Al-Fawwar camp has long been a hotspot for violence in the West Bank. Harassment of camp residents happens on an almost daily basis. When violence breaks out in the camp, it can leave large numbers of people injured and requiring urgent medical care. Responding to such incidents can be challenging for Omar and other community volunteers, who have limited training and experience of triaging the wounded.

Omar was among 80 volunteers trained by MSF in 2021 in Al-Fawwar camp to ensure that patients receive the best care possible after violent incidents occur.

“Now we know what to do and we are ready to act,” says Omar. “We have learned how to triage patients. We also identified a place where injured people can be taken to receive medical aid safely in such circumstances.” Omar says that he is proud to serve his community, despite the risks to his own safety.

Similar trainings have taken place in three other communities across Hebron governorate since last year – in Al-Arroub camp, Beit Ummar and Mohtasseb – as well as in three secondary-level and one tertiary-level hospital in the area.

MSF has also trained volunteers from six communities who live close to the separation fence in Jerusalem, where violence between Palestinians and Israeli forces is frequent.

At the same time, in coordination with the Palestinian Ministry of Health, 42 doctors and nurses in Ramallah have been trained by MSF to train others in administering basic life support and advance trauma support.

Supporting hospitals in the Gaza Strip

In the Gaza Strip, MSF has been supporting Gaza’s health authorities since October 2021, through capacity building and by helping to reorganise the emergency rooms of some of the main hospitals. MSF has also been helping to reinforce the capacity of health workers to deal with mass casualty influxes – when 10 or more wounded people arrive simultaneously at a medical facility.

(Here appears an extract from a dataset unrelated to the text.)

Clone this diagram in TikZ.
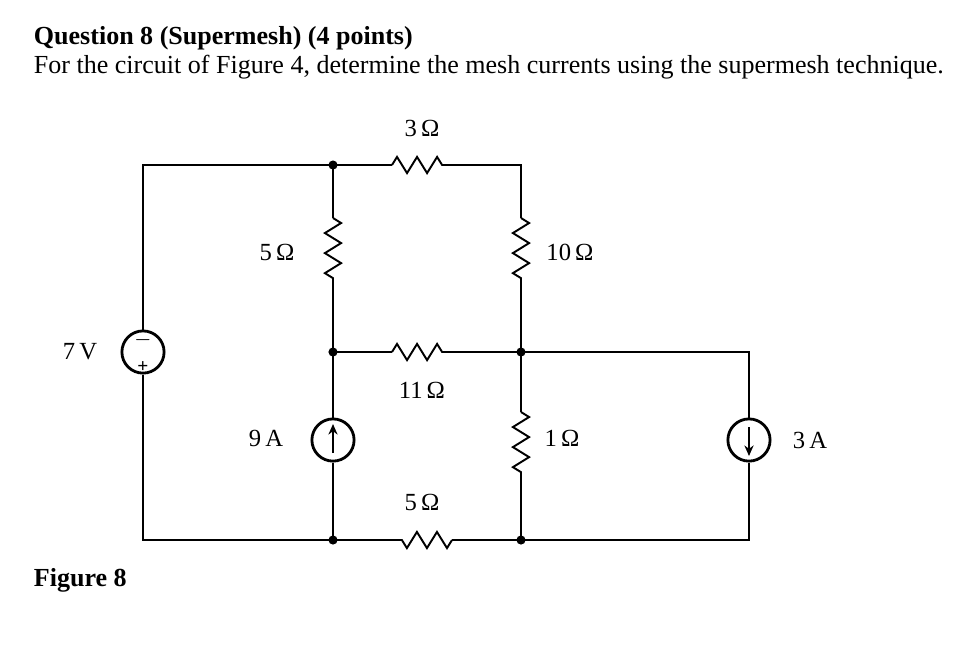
\documentclass[tikz,border=0pt]{standalone}
\usepackage{fontspec}
\setmainfont{Liberation Serif}
\usetikzlibrary{decorations.pathmorphing,arrows.meta}
\begin{document}
\begin{tikzpicture}[x=0.01cm,y=-0.01cm,line width=0.55pt,
  res/.style={decorate,decoration={zigzag,segment length=5.7pt,amplitude=2.3pt}},
  dot/.style={circle,fill,inner sep=0pt,minimum size=2.6pt},
  src/.style={circle,draw,line width=0.8pt,minimum size=12pt,inner sep=0pt},
  lab/.style={font=\fontsize{7}{8}\selectfont,inner sep=1pt},
  txt/.style={anchor=west,inner sep=0pt,font=\fontsize{7.4}{8}\selectfont}]
\useasboundingbox (0,0) rectangle (966,650);
\node[txt,font=\bfseries\fontsize{7.4}{8}\selectfont] (t1) at (33,38) {Question 8 (Supermesh) (4 points)};
\node[txt] (t2) at (33,67) {For the circuit of Figure 4, determine the mesh currents using the supermesh technique.};
\node[txt,font=\bfseries\fontsize{7.4}{8}\selectfont] (t3) at (33,580) {Figure 8};
% coordinates
\coordinate (TL) at (143,165); \coordinate (TA) at (333,165); \coordinate (TB) at (521,165);
\coordinate (MA) at (333,352); \coordinate (MB) at (521,352); \coordinate (MR) at (749,352);
\coordinate (BL) at (143,540); \coordinate (BA) at (333,540); \coordinate (BB) at (521,540); \coordinate (BR) at (749,540);
\node[src] (V) at (143,352) {};
\node[src] (I9) at (333,440) {};
\node[src] (I3) at (749,440) {};
% wires
\draw (V.north) -- (TL) -- (TA) -- (392,165);
\draw[res] (392,165) -- (452,165);
\draw (452,165) -- (TB) -- (521,218);
\draw[res] (521,218) -- (521,283);
\draw (521,283) -- (MB);
\draw (TA) -- (333,218);
\draw[res] (333,218) -- (333,283);
\draw (333,283) -- (MA);
\draw (MA) -- (392,352);
\draw[res] (392,352) -- (452,352);
\draw (452,352) -- (MB) -- (MR) -- (I3.north);
\draw (I3.south) -- (BR) -- (BB) -- (452,540);
\draw[res] (452,540) -- (392,540);
\draw (392,540) -- (BA) -- (BL) -- (V.south);
\draw (MA) -- (I9.north); \draw (I9.south) -- (BA);
\draw (MB) -- (521,412);
\draw[res] (521,412) -- (521,477);
\draw (521,477) -- (BB);
\foreach \p in {TA,MA,MB,BA,BB} \node[dot] at (\p) {};
% source symbols
\draw[-{Stealth[length=3pt,width=2.6pt]}] (333,453) -- (333,424);
\draw[-{Stealth[length=3pt,width=2.6pt]}] (749,427) -- (749,456);
\node[lab,font=\fontsize{5}{6}\selectfont] at (143,340) {$-$};
\node[lab,font=\bfseries\fontsize{5.5}{6}\selectfont] at (143,367) {+};
% labels
\node[lab] at (422,128) {3\,Ω};
\node[lab] at (277,252) {5\,Ω};
\node[lab] at (570,252) {10\,Ω};
\node[lab] at (422,390) {11\,Ω};
\node[lab] at (80,352) {7\,V};
\node[lab] at (266,438) {9\,A};
\node[lab] at (562,438) {1\,Ω};
\node[lab] at (810,440) {3\,A};
\node[lab] at (422,502) {5\,Ω};
\end{tikzpicture}
\end{document}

During the most recent Israeli military campaign in Gaza in May 2021, more than 250 people were killed and close to 2,000 others were injured. Many casualties arrived at hospitals within a short space of time and staff in emergency rooms in the Strip’s main medical facilities struggled to cope.

Beit Hanoun hospital, in the north of Gaza, received large numbers of wounded, before transferring them to Ministry of Health hospitals elsewhere. From October to December 2021. MSF provided a three-month on-the-job teaching course to 70 emergency room staff at Beit Hanoun, mainly nurses and doctors, to help them gain practical skills and improve quality of care.

“The emergency room doctors had good knowledge, but they didn’t have the experience of applying what they had learned at university,” said MSF nurse and trainer Enrico Vallaperta. “The training focused mainly on general emergency techniques – how to organise patient flow, how to triage patients, how to treat trauma patients. The next round of training will be more specialised, focusing on wound care, toxicology etc.” In 2022, MSF plans to extend this training to other hospitals in Gaza.

MSF continues to provide surgical and post-surgical assistance to burns and trauma patients in the Gaza Strip and to provide mental health services in Hebron, Nablus and Qalqilya.